Há pessoas que nos habituámos a ver em lugares dos quais duvidamos que alguma vez saiam. São criticados, discutidos, desmentidos e nada os faz tremer.
De repente chega o dia em que, quando nem sequer estamos a pensar nisso, tudo muda. Foi o que aconteceu ontem com o presidente da Associação Nacional de Farmácias, que em tempos chamou traidor e mentiroso a José Sócrates.
O farmacêutico, de 64 anos, ganhou um poder colossal, para usar a palavra na moda, ao longo dos 30 anos na presidência da associação, em cuja criação participou em 1974.
A decisão do Governo de mudar a fórmula de fixação dos preços dos medicamentos e reduzir a margem de lucro das farmácias fez cair a direcção de João Cordeiro, que se queixa de não ter sido ouvida.
Não é exactamente para beneficiar os consumidores que isto acontece. Desta vez - os preços dos medicamentos já tiveram vários cortes nos últimos anos, por outras razões - o Serviço Nacional de Saúde poupará largos milhões de euros, visto que ao baixar o preço total reduz o valor da comparticipação estatal.
Há aqui um aspecto que dá que pensar: existia uma possibilidade de nós, consumidores, gastarmos menos dinheiro e só agora foi accionada. O sistema em vigor relacionava os preços em Portugal com os praticados em quatro países da União Europeia. Ficaremos no mesmo patamar que a Espanha, a Itália e a Eslovénia (antes eram, além da Espanha e da Itália, também a França e a Grécia).
João Cordeiro começou por ter uma farmácia em Cascais, foi crescendo no seu próprio negócio e transformou uma associação num gigante com um poder que atravessou intocável todos os anos de democracia. Foi preciso chegarem a crise, a troika e um ministério dirigido por um jurista especializado em cortes para deitá-lo abaixo.

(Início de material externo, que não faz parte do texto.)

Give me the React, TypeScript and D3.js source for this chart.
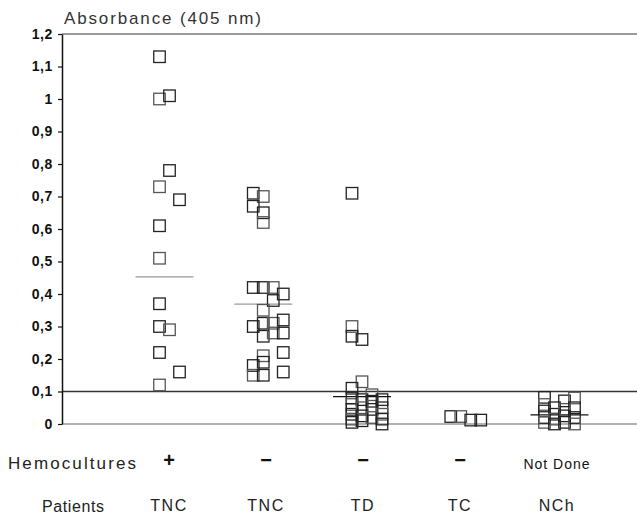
import { useRef, useEffect } from "react";
import * as d3 from "d3";

// categories on the x axis
const categories = ["TNC+", "TNC-", "TD", "TC", "NCh"];
const hemocultures = ["+", "\u2212", "\u2212", "\u2212", "Not Done"];
const patients = ["TNC", "TNC", "TD", "TC", "NCh"];
const yTicks = [0, 0.1, 0.2, 0.3, 0.4, 0.5, 0.6, 0.7, 0.8, 0.9, 1, 1.1, 1.2];

// absorbance values per group, with the jitter column of each square
const tncPosValues = [1.13, 1.0, 1.01, 0.78, 0.73, 0.69, 0.61, 0.51, 0.37, 0.3, 0.29, 0.22, 0.16, 0.12];
const tncPosCols = [-0.5, -0.5, 0.5, 0.5, -0.5, 1.5, -0.5, -0.5, -0.5, -0.5, 0.5, -0.5, 1.5, -0.5];

const tncNegValues = [
  0.71, 0.7, 0.67, 0.65, 0.62, 0.42, 0.42, 0.42, 0.4, 0.38, 0.35, 0.3, 0.31, 0.31, 0.32, 0.27, 0.28,
  0.28, 0.22, 0.21, 0.19, 0.18, 0.15, 0.15, 0.16,
];
const tncNegCols = [-1, 0, -1, 0, 0, -1, 0, 1, 2, 1, 0, -1, 0, 1, 2, 0, 1, 2, 2, 0, 0, -1, -1, 0, 2];

const tdValues = [
  0.71, 0.3, 0.27, 0.26, 0.13, 0.11, 0.08, 0.06, 0.045, 0.03, 0.015, 0.005, 0.075, 0.05, 0.025, 0.01,
  0.09, 0.07, 0.045, 0.02, 0.075, 0.05, 0.03, 0.015, 0.0,
];
const tdCols = [-1, -1, -1, 0, 0, -1, -1, -1, -1, -1, -1, -1, 0, 0, 0, 0, 1, 1, 1, 1, 2, 2, 2, 2, 2];

const tcValues = [0.023, 0.023, 0.012, 0.012];
const tcCols = [-1, 0, 1, 2];

const nchValues = [
  0.082, 0.06, 0.04, 0.02, 0.005, 0.05, 0.03, 0.015, 0.0, 0.071, 0.045, 0.025, 0.005, 0.08, 0.05, 0.02,
  0.0,
];
const nchCols = [-1.5, -1.5, -1.5, -1.5, -1.5, -0.5, -0.5, -0.5, -0.5, 0.5, 0.5, 0.5, 0.5, 1.5, 1.5, 1.5, 1.5];

// group means (horizontal bars)
const groupMeans = [0.453, 0.369, 0.084, null, 0.028];
const meanColors = ["#9a9a9a", "#9a9a9a", "#111", "#111", "#111"];

const groupValues = [tncPosValues, tncNegValues, tdValues, tcValues, nchValues];
const groupCols = [tncPosCols, tncNegCols, tdCols, tcCols, nchCols];

const font = "'Liberation Sans', Arial, Helvetica, sans-serif";

const App = () => {
  const ref = useRef<SVGSVGElement | null>(null);

  useEffect(() => {
    const svg = d3.select(ref.current);
    svg.selectAll("*").remove();

    const left = 62;
    const right = 637;
    const x = d3.scalePoint<string>().domain(categories).range([164.5, 559.5]);
    const xl = d3.scalePoint<string>().domain(categories).range([169, 557]);
    const y = d3.scaleLinear().domain([0, 1.2]).range([424, 34]);
    const colStep = 10;
    const sq = 11.5;

    /** reference lines */
    svg
      .append("line")
      .attr("x1", left)
      .attr("x2", right)
      .attr("y1", y(1.2))
      .attr("y2", y(1.2))
      .attr("stroke", "#777")
      .attr("stroke-width", 1.5);
    svg
      .append("line")
      .attr("x1", left)
      .attr("x2", right)
      .attr("y1", y(0.1))
      .attr("y2", y(0.1))
      .attr("stroke", "#333")
      .attr("stroke-width", 1.3);
    svg
      .append("line")
      .attr("x1", left)
      .attr("x2", right)
      .attr("y1", y(0))
      .attr("y2", y(0))
      .attr("stroke", "#999")
      .attr("stroke-width", 1.5);

    /** y axis */
    const fmt = d3.formatLocale({ decimal: ",", thousands: ".", grouping: [3], currency: ["", ""] }).format(".1~f");
    const yAxis = svg
      .append("g")
      .attr("transform", `translate(${left},0)`)
      .call(
        d3
          .axisLeft(y)
          .tickValues(yTicks)
          .tickSize(4)
          .tickSizeOuter(0)
          .tickPadding(5)
          .tickFormat((d) => fmt(d as number))
      );
    yAxis.select(".domain").attr("stroke", "#111").attr("stroke-width", 1.5);
    yAxis.selectAll(".tick line").attr("stroke", "#111").attr("stroke-width", 1.2);
    yAxis
      .selectAll(".tick text")
      .attr("fill", "#111")
      .style("font-family", font)
      .style("font-size", "14px")
      .style("font-weight", "bold")
      .style("letter-spacing", "0.6px");

    /** title */
    svg
      .append("text")
      .attr("x", 64)
      .attr("y", 24)
      .attr("textLength", 197)
      .attr("lengthAdjust", "spacing")
      .attr("fill", "#333")
      .style("font-family", font)
      .style("font-size", "17px")
      .text("Absorbance (405 nm)");

    /** mean bars */
    categories.forEach((c, i) => {
      const m = groupMeans[i];
      if (m === null) return;
      svg
        .append("line")
        .attr("x1", (x(c) as number) - 29)
        .attr("x2", (x(c) as number) + 29)
        .attr("y1", y(m))
        .attr("y2", y(m))
        .attr("stroke", meanColors[i])
        .attr("stroke-width", 1.3);
    });

    /** squares */
    categories.forEach((c, i) => {
      const vals = groupValues[i];
      const cols = groupCols[i];
      svg
        .append("g")
        .selectAll("rect")
        .data(vals)
        .join("rect")
        .attr("x", (d, j) => (x(c) as number) + cols[j] * colStep - sq / 2)
        .attr("y", (d) => y(d) - sq / 2)
        .attr("width", sq)
        .attr("height", sq)
        .attr("fill", "none")
        .attr("stroke", (d, j) => (j % 3 === 1 ? "#555" : "#222"))
        .attr("stroke-width", 1.3);
    });

    /** bottom labels */
    svg
      .append("text")
      .attr("x", 8)
      .attr("y", 469)
      .attr("textLength", 128)
      .attr("lengthAdjust", "spacing")
      .attr("fill", "#222")
      .style("font-family", font)
      .style("font-size", "17px")
      .text("Hemocultures");
    svg
      .append("g")
      .selectAll("text")
      .data(hemocultures)
      .join("text")
      .attr("x", (d, i) => xl(categories[i]) as number)
      .attr("y", (d) => (d === "Not Done" ? 469 : 467))
      .attr("text-anchor", "middle")
      .attr("fill", "#111")
      .style("font-family", font)
      .style("font-size", (d) => (d === "Not Done" ? "14px" : "20px"))
      .style("font-weight", (d) => (d === "Not Done" ? "normal" : "bold"))
      .style("letter-spacing", (d) => (d === "Not Done" ? "1px" : "0"))
      .text((d) => d);

    svg
      .append("text")
      .attr("x", 42)
      .attr("y", 512)
      .attr("textLength", 62)
      .attr("lengthAdjust", "spacing")
      .attr("fill", "#222")
      .style("font-family", font)
      .style("font-size", "16px")
      .text("Patients");
    svg
      .append("g")
      .selectAll("text")
      .data(patients)
      .join("text")
      .attr("x", (d, i) => xl(categories[i]) as number)
      .attr("y", 511)
      .attr("text-anchor", "middle")
      .attr("fill", "#222")
      .style("font-family", font)
      .style("font-size", "16px")
      .style("letter-spacing", "1.5px")
      .text((d) => d);
  }, []);

  return (
    <svg
      ref={ref}
      width={637}
      height={514}
      style={{ position: "absolute", left: 0, top: 0, background: "#fff" }}
    />
  );
};

export default App;
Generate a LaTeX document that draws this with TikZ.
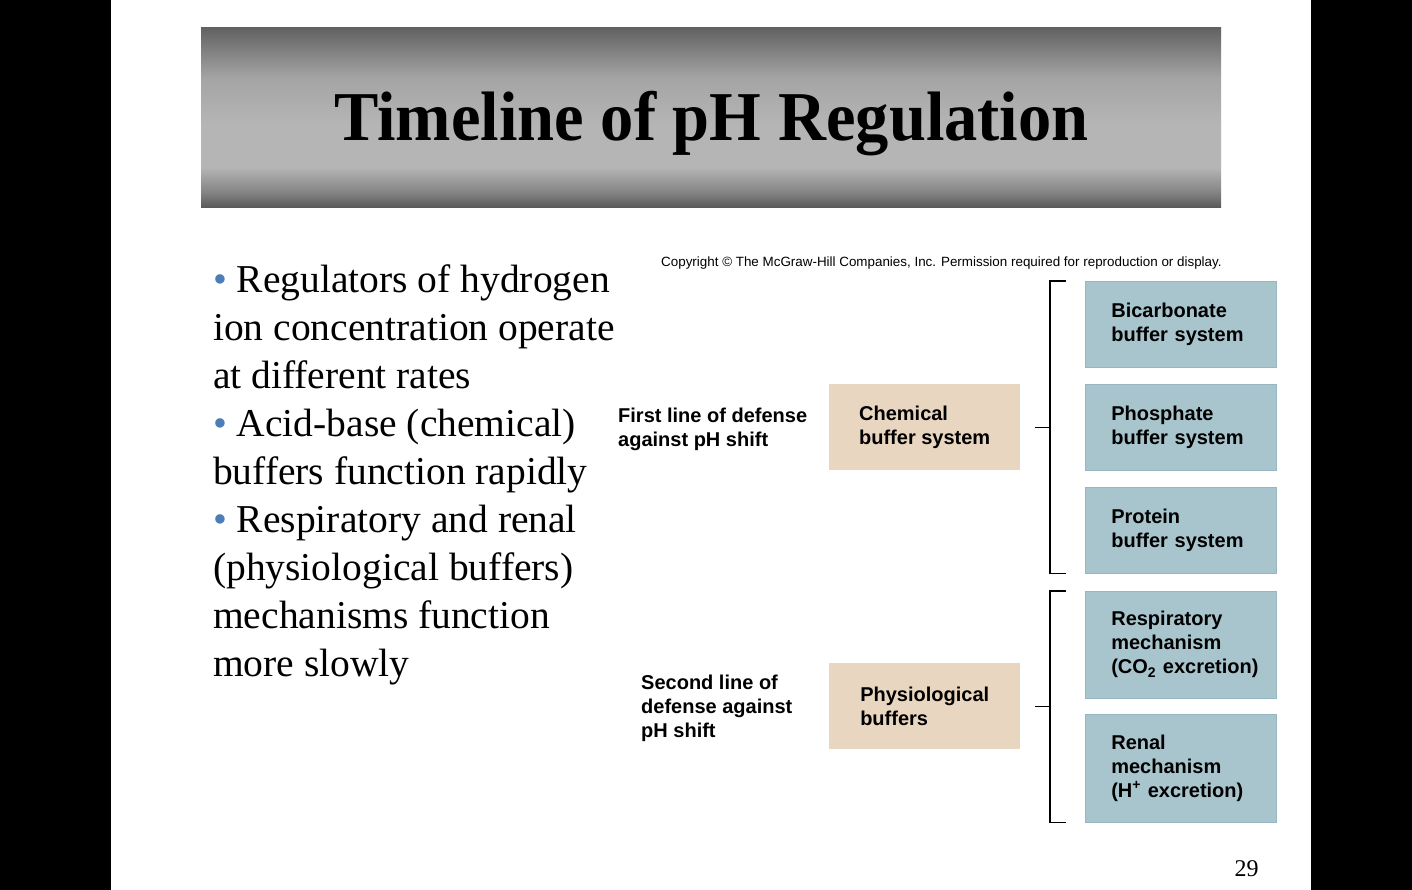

Estava João Cordeiro a anunciar a demissão e, mais ou menos à mesma hora, o presidente da Câmarade Oeiras era levado para a prisão.
Isaltino de Morais, que desde 1985 ocupa ou a presidência da Câmara ou um cargo governamental, foi detido por terem surgido novos elementos a somar aos pesados processos em que já foi condenado e que têm andado entre recursos, cauções e suspensões. Como antigo delegado do Ministério Público, ele soube bem aproveitar todos os artifícios legais e todos os conhecimentos do meio.
Com as devidas diferenças, o dia de ontem viu cair duas figuras com décadas de poder.
Diz-se que não há duas sem três. Hoje, será conhecido o relatório sobre a situação da Madeira. Que mais poderá acontecer?